Turning that heat back into electricity is a bigger technical challenge, so that would likely be a next-generation version of the FIRES system, he says. That’s because producing electricity with the conventional turbines used for natural gas power plants requires a much higher temperature. While industrial process heat is viable at about 800 C, he says, the turbines need compressed air heated to at least 1,600 C. Ordinary resistance heaters can’t go that high, and such systems will also need an enclosing pressure vessel to handle the needed air pressure. But the advantage would be great: Doubling the operating temperature would cut in half the cost of the heat produced, Forsberg says.

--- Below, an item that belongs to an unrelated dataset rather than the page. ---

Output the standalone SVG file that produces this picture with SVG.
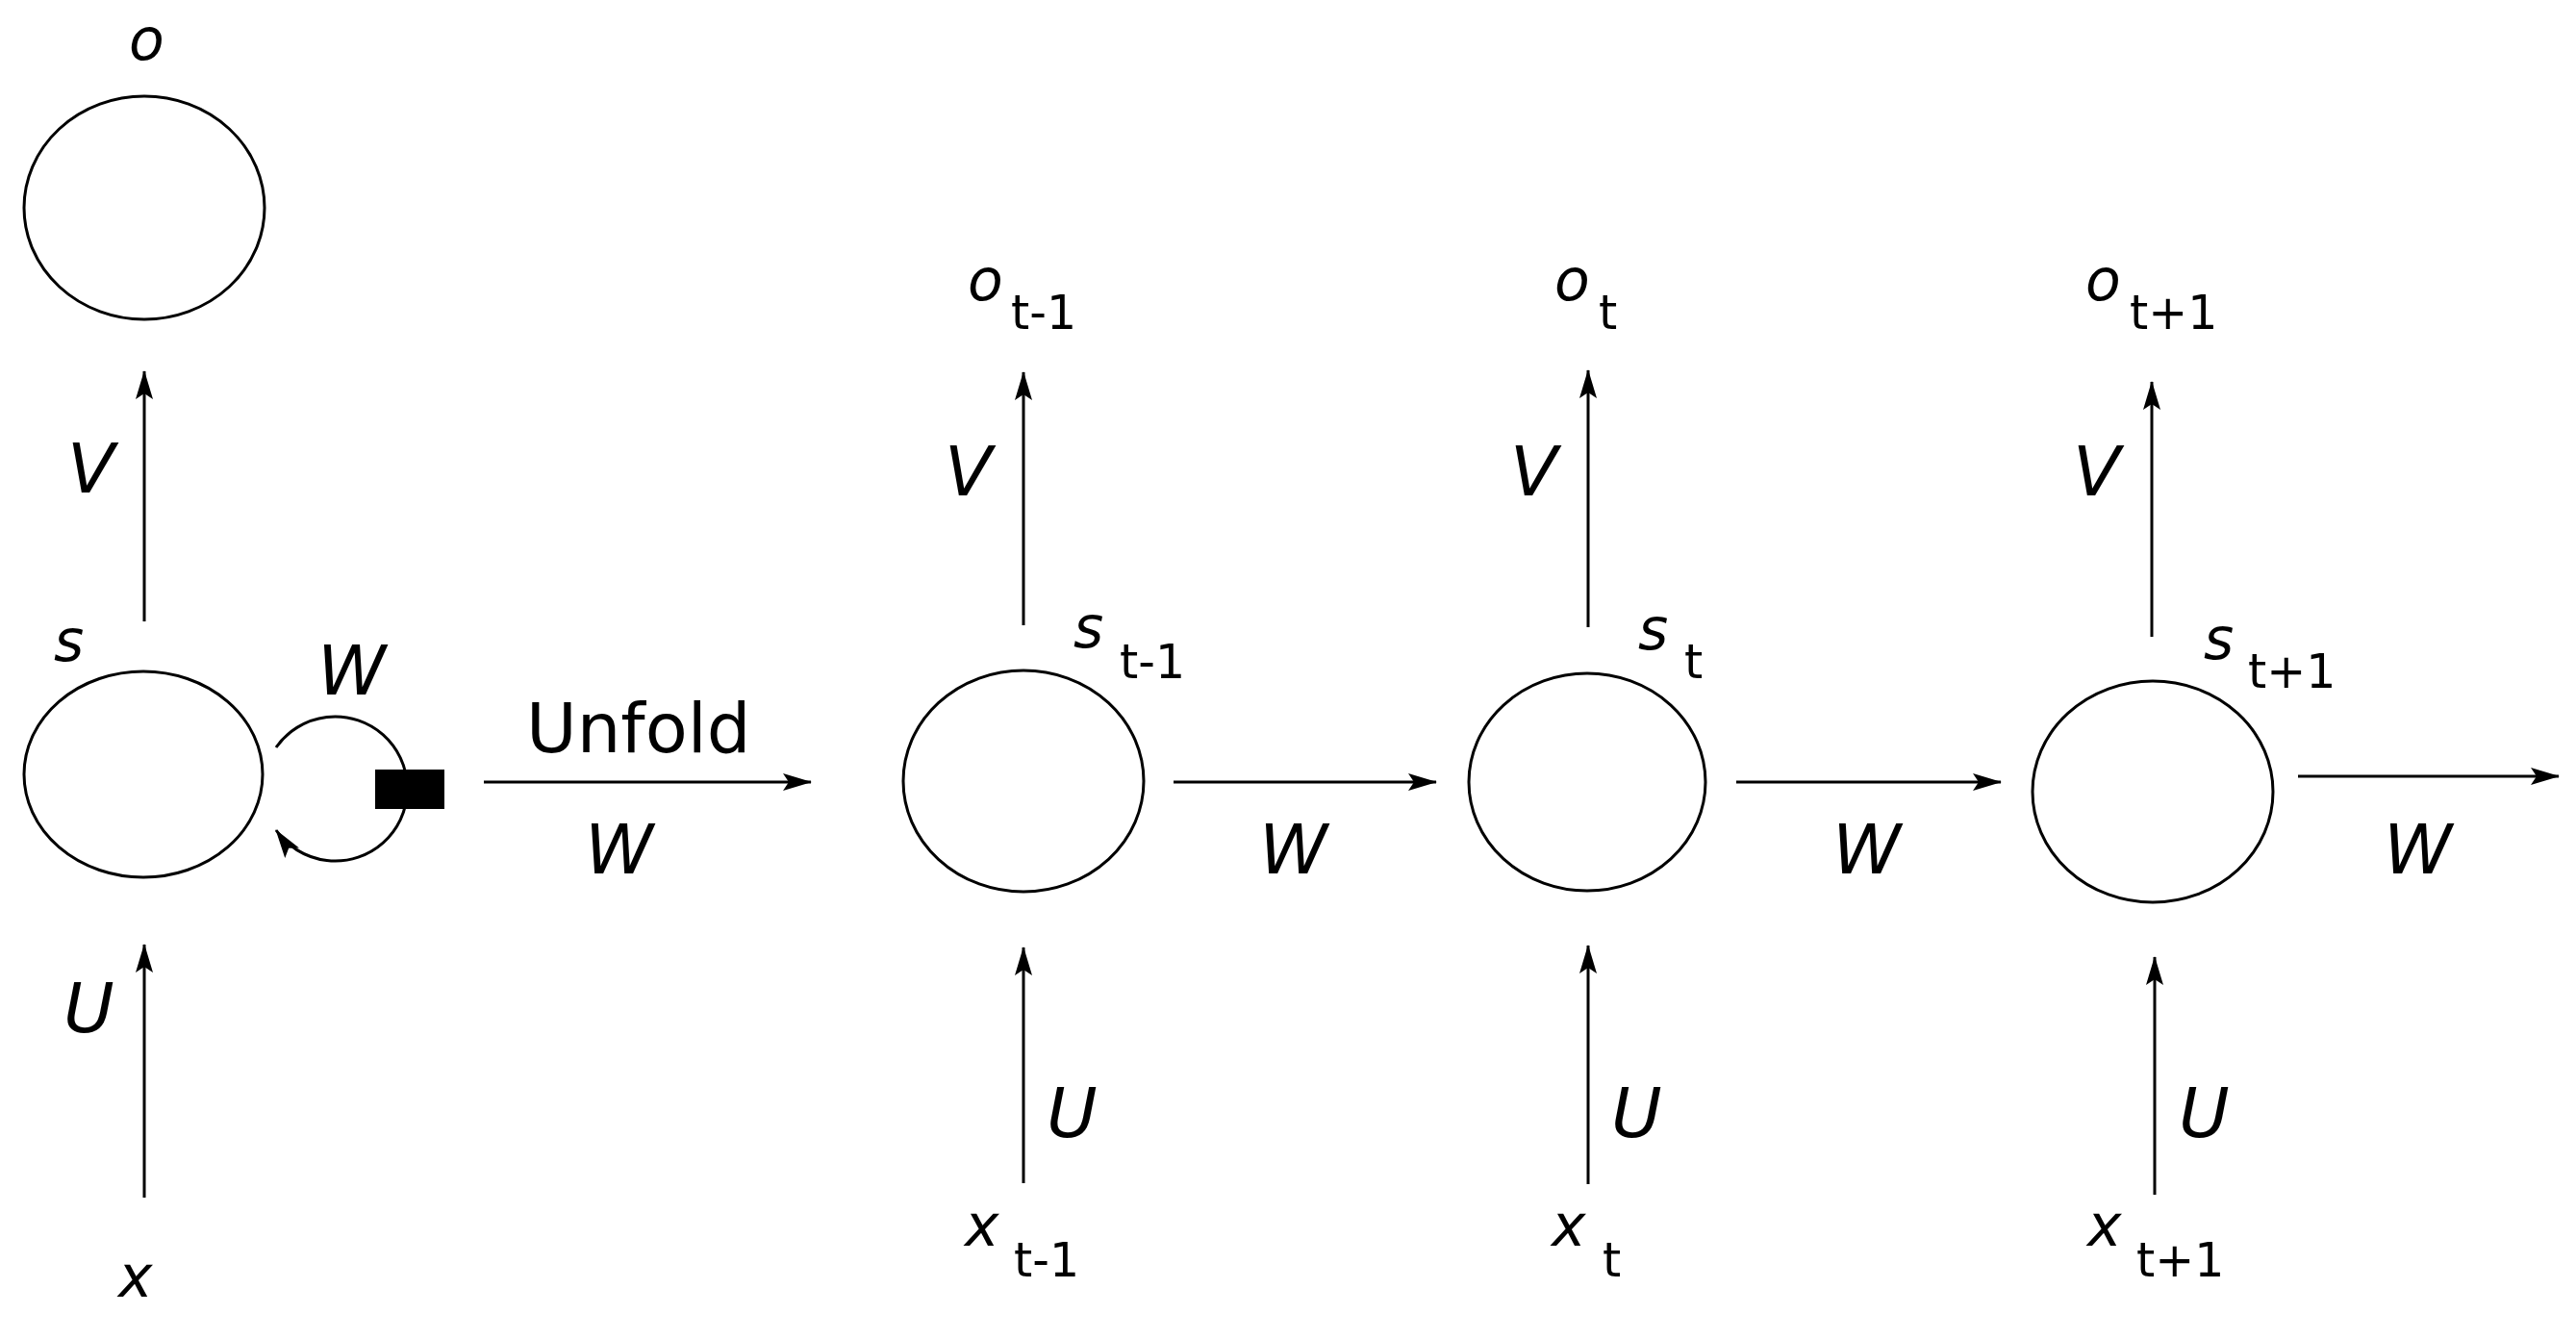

The next step, Forsberg says, will be to set up some full-scale prototype units to prove the principles in real-world conditions, something he expects will happen by 2020. “We’re finding the right customers for those initial units,” he says, which would probably be a company such as an ethanol refinery, which uses a lot of heat, located near a sizable wind-turbine installation.

“I believe that FIRES is an innovative approach to solve a real power grid problem,” says Regis Matzie, the now-retired Chief Technical Officer at Westinghouse Electric, who was not involved in this work. The way prices for electricity are determined in this country produces a “skewed electricity market [that] produces low or even negative market prices when a significant fraction of electrical energy on the grid is provided by renewables,” he says. “A very positive way to correct this trend would be to deploy an economical way of storing the energy generated during low electricity market prices, e.g., when the renewables are generating a large amount of electricity, and then releasing this stored energy when the market prices are high… FIRES provides a potentially economic way to do this, but would probably need a demonstration to establish the operability and the economics.”

The research team included MIT graduate students Daniel Stack, Daniel Curtis, Geoffrey Haratyk, and recent graduate Nestor Sepulveda MS ’14.